Frontier leaving Mineta San Jose Airport

SAN JOSE, CA

The loss of one airline isn't catastrophic. The airport last year generated over $146 million in total revenues. However, it has to be self-sustaining, and it also has to cover the debt for a major improvement project planned before the recession.

Airports are transient by nature. Passengers come and go, planes land and take off and now Frontier Airlines is departing -- for good. While they represent only one percent of the airport's flights, this loss is an unwelcome hit.

"We generate revenue from parking and rental cars and from food concessions. All of that goes into our mix, so every time you lose a passenger, every time you lose a flight, that's something that makes us pull our belt in a little more tightly," San Jose Mineta Airport spokesperson David Vossbrink said.

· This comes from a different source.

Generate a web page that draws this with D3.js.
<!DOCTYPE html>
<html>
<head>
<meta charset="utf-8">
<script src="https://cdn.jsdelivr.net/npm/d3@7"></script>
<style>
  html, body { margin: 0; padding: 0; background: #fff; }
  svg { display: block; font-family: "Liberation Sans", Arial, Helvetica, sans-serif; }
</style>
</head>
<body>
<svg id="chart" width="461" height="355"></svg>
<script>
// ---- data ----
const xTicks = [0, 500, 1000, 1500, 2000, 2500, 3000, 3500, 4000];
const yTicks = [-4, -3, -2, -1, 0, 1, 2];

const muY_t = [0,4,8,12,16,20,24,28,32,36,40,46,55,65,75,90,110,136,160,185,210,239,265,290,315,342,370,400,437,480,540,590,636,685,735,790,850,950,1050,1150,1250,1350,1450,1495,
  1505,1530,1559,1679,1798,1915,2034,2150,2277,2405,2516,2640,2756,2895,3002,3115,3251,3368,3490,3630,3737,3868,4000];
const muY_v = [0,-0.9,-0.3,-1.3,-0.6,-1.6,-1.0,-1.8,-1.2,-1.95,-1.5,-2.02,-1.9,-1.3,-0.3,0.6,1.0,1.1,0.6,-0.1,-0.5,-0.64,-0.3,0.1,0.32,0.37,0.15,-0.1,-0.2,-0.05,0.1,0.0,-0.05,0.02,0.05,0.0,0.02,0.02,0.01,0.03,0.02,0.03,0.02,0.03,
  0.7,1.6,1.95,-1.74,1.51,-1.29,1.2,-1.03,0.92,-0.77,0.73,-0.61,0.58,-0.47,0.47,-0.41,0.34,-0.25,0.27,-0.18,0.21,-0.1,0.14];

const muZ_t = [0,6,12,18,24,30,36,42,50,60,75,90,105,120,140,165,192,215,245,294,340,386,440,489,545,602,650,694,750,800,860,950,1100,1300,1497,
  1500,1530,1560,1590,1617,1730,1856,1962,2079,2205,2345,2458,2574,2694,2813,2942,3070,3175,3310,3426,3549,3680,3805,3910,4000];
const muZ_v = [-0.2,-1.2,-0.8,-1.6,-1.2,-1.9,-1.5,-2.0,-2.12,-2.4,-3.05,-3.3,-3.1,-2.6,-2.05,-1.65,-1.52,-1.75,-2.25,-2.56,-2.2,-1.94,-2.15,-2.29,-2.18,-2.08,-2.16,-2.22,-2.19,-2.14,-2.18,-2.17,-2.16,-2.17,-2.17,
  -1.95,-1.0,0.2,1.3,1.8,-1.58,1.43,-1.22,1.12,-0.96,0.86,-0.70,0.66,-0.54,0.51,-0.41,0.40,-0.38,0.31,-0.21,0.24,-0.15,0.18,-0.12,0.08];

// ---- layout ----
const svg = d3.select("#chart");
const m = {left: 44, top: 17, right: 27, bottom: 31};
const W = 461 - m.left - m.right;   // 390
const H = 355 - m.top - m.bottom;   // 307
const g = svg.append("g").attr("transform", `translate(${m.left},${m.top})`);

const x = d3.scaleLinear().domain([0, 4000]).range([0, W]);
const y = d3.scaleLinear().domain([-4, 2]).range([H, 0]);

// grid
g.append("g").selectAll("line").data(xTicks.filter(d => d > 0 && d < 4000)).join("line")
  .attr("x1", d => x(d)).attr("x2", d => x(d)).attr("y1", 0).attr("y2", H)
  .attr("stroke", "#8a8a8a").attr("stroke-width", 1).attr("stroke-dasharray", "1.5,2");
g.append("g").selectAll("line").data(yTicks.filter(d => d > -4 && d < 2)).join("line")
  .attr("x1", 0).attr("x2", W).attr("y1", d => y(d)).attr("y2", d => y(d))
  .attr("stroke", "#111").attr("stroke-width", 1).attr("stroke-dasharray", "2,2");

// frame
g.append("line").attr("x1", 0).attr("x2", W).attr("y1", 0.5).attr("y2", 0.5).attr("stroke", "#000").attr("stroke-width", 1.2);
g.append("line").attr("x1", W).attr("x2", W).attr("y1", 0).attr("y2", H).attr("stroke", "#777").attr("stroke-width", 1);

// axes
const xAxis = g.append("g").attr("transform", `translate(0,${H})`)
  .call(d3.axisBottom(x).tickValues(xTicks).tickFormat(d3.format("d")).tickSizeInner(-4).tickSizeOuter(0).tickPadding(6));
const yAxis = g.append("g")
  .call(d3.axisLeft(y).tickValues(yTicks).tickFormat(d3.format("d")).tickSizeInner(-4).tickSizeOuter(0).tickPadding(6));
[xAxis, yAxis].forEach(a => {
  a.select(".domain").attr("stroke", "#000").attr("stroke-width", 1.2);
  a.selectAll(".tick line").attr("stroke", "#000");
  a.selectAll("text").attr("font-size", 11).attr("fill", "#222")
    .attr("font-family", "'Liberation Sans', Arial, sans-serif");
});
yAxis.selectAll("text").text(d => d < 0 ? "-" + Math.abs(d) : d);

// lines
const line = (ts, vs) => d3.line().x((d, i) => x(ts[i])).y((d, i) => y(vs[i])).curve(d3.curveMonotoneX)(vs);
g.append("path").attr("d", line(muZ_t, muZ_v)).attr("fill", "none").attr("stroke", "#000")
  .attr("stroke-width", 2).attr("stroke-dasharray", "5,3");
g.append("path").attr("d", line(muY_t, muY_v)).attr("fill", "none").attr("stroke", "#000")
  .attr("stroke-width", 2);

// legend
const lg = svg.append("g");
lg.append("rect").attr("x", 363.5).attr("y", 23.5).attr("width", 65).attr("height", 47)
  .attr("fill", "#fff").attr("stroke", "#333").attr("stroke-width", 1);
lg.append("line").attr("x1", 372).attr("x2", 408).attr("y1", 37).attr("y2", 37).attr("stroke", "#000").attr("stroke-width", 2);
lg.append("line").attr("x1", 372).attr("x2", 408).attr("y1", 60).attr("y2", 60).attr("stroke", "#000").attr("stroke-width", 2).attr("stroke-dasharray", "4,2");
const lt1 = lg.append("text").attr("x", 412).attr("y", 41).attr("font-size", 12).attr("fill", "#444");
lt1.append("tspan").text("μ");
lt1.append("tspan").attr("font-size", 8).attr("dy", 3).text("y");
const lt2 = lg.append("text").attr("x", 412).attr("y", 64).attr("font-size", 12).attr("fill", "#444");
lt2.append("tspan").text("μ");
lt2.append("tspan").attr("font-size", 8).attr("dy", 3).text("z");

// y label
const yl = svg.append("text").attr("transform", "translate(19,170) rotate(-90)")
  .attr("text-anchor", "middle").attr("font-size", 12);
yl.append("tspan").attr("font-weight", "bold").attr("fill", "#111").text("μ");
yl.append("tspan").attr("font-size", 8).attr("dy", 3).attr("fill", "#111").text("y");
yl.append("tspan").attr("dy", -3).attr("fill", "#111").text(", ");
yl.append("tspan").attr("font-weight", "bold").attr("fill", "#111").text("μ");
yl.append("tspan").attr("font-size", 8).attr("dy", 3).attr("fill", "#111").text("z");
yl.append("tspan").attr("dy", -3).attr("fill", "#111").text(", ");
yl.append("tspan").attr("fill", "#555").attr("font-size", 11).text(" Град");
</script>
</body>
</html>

The recession and the related drop in passengers has cost the airport between $35 million and $40 million.

In 2007, passenger volume was 10.7 million, last year, it dropped to 8.3 million. That's a loss of almost two and a half million people.

The airport already cut 95 jobs to save money and it's actively courting a new airline. Two existing carriers, Alaska and JetBlue, are adding flights in a few weeks.

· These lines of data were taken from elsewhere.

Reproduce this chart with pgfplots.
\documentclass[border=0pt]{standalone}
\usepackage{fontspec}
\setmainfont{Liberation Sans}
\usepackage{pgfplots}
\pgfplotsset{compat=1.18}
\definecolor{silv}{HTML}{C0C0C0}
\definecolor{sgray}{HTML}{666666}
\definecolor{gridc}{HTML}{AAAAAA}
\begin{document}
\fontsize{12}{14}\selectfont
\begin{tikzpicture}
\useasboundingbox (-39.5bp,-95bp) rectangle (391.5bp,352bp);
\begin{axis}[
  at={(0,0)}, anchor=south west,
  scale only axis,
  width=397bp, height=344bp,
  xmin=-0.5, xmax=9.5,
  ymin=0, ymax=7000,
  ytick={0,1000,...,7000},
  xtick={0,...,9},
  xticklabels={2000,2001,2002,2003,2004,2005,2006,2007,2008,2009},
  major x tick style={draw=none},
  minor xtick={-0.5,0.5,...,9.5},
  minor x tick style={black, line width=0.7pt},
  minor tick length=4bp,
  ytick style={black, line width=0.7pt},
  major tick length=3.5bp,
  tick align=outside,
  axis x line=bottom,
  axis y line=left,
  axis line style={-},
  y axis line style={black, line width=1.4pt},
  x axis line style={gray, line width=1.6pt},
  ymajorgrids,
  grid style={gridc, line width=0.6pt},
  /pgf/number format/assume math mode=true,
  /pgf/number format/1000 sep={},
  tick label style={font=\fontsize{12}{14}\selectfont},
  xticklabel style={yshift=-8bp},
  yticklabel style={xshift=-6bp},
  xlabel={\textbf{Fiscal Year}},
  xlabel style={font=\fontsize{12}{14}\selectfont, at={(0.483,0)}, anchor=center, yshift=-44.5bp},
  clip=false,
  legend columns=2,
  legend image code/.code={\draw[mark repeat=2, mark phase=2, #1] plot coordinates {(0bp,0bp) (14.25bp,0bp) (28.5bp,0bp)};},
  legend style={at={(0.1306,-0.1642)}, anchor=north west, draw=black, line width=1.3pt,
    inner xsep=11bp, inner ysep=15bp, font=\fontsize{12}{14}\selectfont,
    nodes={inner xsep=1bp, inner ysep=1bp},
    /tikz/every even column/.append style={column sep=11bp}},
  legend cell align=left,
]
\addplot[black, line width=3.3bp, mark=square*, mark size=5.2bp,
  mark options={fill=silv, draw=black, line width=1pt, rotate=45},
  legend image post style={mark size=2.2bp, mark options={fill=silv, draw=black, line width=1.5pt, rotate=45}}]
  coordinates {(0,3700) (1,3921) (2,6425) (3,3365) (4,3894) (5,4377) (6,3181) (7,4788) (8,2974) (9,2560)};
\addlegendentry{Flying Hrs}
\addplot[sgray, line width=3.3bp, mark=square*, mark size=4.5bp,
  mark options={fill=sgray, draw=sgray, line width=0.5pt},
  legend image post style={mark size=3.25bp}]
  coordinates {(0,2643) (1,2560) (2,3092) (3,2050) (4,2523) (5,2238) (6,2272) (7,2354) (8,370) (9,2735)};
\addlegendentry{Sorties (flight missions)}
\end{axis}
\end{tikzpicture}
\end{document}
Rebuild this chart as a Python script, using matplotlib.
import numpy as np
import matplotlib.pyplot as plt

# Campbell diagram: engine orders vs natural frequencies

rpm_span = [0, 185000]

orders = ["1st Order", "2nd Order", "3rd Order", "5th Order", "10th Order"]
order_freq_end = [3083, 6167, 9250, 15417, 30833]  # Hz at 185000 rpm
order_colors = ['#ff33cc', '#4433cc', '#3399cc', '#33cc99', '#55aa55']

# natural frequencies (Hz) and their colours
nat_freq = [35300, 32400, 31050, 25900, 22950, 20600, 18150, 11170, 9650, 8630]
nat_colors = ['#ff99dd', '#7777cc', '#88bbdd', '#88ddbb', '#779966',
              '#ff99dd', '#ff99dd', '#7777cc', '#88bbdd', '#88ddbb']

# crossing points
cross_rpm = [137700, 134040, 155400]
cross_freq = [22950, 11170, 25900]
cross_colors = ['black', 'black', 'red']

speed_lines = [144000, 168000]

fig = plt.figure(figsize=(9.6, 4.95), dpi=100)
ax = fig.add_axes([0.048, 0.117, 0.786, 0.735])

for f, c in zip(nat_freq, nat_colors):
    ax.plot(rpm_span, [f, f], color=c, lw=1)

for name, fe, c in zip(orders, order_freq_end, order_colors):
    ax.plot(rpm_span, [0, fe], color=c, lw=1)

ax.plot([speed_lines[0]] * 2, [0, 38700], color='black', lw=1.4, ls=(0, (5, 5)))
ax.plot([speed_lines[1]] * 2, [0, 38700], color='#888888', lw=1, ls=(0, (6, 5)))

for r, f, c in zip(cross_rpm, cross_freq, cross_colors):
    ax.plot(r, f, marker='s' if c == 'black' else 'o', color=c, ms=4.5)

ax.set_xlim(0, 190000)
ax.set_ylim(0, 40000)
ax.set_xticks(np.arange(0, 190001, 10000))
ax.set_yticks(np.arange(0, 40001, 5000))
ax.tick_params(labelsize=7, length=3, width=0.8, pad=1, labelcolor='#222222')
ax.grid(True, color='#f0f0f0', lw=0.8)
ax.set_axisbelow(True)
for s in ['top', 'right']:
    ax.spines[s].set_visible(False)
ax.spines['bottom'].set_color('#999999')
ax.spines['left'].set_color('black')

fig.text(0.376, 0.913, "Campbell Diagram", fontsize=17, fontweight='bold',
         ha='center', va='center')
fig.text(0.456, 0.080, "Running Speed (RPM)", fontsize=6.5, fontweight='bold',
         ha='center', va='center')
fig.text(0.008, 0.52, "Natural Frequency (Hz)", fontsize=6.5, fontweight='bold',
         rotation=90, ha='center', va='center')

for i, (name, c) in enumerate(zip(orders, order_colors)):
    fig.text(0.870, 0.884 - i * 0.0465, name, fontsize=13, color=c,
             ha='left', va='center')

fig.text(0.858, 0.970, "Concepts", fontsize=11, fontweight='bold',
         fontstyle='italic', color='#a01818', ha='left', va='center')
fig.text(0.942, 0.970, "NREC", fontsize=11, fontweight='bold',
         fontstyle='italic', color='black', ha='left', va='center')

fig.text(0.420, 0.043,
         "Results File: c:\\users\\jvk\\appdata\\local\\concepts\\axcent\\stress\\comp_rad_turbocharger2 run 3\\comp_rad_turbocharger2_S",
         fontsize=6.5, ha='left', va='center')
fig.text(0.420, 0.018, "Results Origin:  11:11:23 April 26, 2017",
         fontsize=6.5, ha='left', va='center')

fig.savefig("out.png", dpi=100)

"The airport and the whole air industry is important to a city, and getting the people in and out in a fashion where you have good accessibility and good throughput is important," passenger Alan Ugolini said.

Ugolini is talking about Mineta San Jose's new terminal B. It's part of a $1.3 billion expansion and upgrade project.

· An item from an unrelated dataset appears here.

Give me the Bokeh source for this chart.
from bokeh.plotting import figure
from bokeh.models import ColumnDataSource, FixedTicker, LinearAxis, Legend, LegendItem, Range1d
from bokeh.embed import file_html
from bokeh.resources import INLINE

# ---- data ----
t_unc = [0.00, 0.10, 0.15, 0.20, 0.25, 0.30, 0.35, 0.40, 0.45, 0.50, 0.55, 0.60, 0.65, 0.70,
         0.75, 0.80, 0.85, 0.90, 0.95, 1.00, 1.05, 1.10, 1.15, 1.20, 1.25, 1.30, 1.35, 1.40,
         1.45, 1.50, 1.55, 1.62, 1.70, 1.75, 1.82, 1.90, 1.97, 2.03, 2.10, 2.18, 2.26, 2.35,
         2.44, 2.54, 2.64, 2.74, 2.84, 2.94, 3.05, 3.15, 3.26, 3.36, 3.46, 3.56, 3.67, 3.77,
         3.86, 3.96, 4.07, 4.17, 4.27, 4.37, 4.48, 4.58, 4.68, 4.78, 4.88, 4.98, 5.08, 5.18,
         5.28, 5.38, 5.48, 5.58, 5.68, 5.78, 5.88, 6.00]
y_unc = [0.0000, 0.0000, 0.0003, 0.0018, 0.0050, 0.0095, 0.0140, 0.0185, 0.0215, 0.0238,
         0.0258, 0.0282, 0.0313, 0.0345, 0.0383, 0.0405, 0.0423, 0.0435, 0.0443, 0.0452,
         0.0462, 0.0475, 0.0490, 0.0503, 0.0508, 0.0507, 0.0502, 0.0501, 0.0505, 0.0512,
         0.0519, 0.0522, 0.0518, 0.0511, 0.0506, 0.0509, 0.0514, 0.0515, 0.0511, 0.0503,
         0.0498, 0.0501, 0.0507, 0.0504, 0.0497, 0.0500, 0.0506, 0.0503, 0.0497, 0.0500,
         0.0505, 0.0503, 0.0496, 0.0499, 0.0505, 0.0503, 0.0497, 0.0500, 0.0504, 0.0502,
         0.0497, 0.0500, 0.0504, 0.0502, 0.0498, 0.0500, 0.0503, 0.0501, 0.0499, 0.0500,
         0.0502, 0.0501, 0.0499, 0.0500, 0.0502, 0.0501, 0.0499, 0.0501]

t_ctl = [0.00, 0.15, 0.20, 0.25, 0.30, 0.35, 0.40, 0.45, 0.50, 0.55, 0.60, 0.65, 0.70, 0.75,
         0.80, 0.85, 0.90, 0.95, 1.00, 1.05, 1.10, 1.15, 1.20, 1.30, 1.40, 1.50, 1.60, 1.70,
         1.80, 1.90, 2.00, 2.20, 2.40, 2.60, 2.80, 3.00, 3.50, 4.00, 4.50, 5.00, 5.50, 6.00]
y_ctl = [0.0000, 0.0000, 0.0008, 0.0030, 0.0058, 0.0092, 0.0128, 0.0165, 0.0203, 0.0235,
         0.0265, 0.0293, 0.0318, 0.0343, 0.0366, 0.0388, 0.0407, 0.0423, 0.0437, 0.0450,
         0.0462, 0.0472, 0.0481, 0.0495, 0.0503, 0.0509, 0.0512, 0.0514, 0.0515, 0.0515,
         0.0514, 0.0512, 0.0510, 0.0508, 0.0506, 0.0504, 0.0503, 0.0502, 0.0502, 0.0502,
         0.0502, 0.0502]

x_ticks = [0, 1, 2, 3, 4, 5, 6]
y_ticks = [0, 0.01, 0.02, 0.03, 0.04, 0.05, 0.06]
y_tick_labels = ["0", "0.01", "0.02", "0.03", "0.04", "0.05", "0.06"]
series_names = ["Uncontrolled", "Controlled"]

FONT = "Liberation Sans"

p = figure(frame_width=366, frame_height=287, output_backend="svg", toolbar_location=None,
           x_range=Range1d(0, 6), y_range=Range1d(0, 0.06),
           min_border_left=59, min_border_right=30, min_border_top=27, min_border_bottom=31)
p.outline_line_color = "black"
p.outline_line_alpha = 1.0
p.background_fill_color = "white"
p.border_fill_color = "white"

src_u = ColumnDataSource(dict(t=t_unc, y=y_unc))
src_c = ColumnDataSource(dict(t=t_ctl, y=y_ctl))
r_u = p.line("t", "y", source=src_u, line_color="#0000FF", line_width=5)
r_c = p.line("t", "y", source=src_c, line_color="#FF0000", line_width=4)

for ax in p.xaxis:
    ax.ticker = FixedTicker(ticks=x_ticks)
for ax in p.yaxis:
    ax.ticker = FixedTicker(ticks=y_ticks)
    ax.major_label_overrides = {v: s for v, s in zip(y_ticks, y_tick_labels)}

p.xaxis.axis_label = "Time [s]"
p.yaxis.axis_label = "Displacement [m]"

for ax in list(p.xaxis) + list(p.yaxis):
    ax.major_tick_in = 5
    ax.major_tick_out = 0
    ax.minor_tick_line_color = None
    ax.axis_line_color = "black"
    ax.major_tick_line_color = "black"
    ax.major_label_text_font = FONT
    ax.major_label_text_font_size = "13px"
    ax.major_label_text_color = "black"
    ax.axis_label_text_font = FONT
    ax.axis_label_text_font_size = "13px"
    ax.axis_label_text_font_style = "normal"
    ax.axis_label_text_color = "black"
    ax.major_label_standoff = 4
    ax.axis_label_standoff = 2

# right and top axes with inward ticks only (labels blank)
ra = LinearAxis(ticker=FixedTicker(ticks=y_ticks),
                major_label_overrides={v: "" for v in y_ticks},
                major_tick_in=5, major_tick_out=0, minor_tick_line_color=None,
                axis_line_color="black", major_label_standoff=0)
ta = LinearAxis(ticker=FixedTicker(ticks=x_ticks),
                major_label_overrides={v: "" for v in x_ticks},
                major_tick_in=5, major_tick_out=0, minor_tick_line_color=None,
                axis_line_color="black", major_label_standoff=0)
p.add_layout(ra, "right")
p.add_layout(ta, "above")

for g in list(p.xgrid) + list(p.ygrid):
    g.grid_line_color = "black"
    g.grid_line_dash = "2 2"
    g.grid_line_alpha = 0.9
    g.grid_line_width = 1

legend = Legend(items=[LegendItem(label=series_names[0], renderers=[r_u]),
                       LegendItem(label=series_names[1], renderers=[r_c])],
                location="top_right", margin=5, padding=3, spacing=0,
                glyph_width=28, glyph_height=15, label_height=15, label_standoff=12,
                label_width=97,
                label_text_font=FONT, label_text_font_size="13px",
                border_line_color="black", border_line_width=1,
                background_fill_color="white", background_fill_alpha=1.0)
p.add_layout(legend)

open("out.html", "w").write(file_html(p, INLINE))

Payments on bond debt that financed the project will begin in a couple of years. So the airport is already adding more concessions and expanding onsite advertising to beef up its income.

That's because it can't go to the city for help.

"We are a separate financial entity in a sense from the rest of the city. The bonds are supported by airport revenue, not the general fund, not by general taxes, and airports across the country are pretty much structured that way. They are self-supporting, independent businesses," Vossbrink said.

In 2009, the airport has to pay out $23 million a year to cover long-term debt for past projects. That figure will jump to $40 million a year in the near future as payment begins on the bonds covering the new terminal project.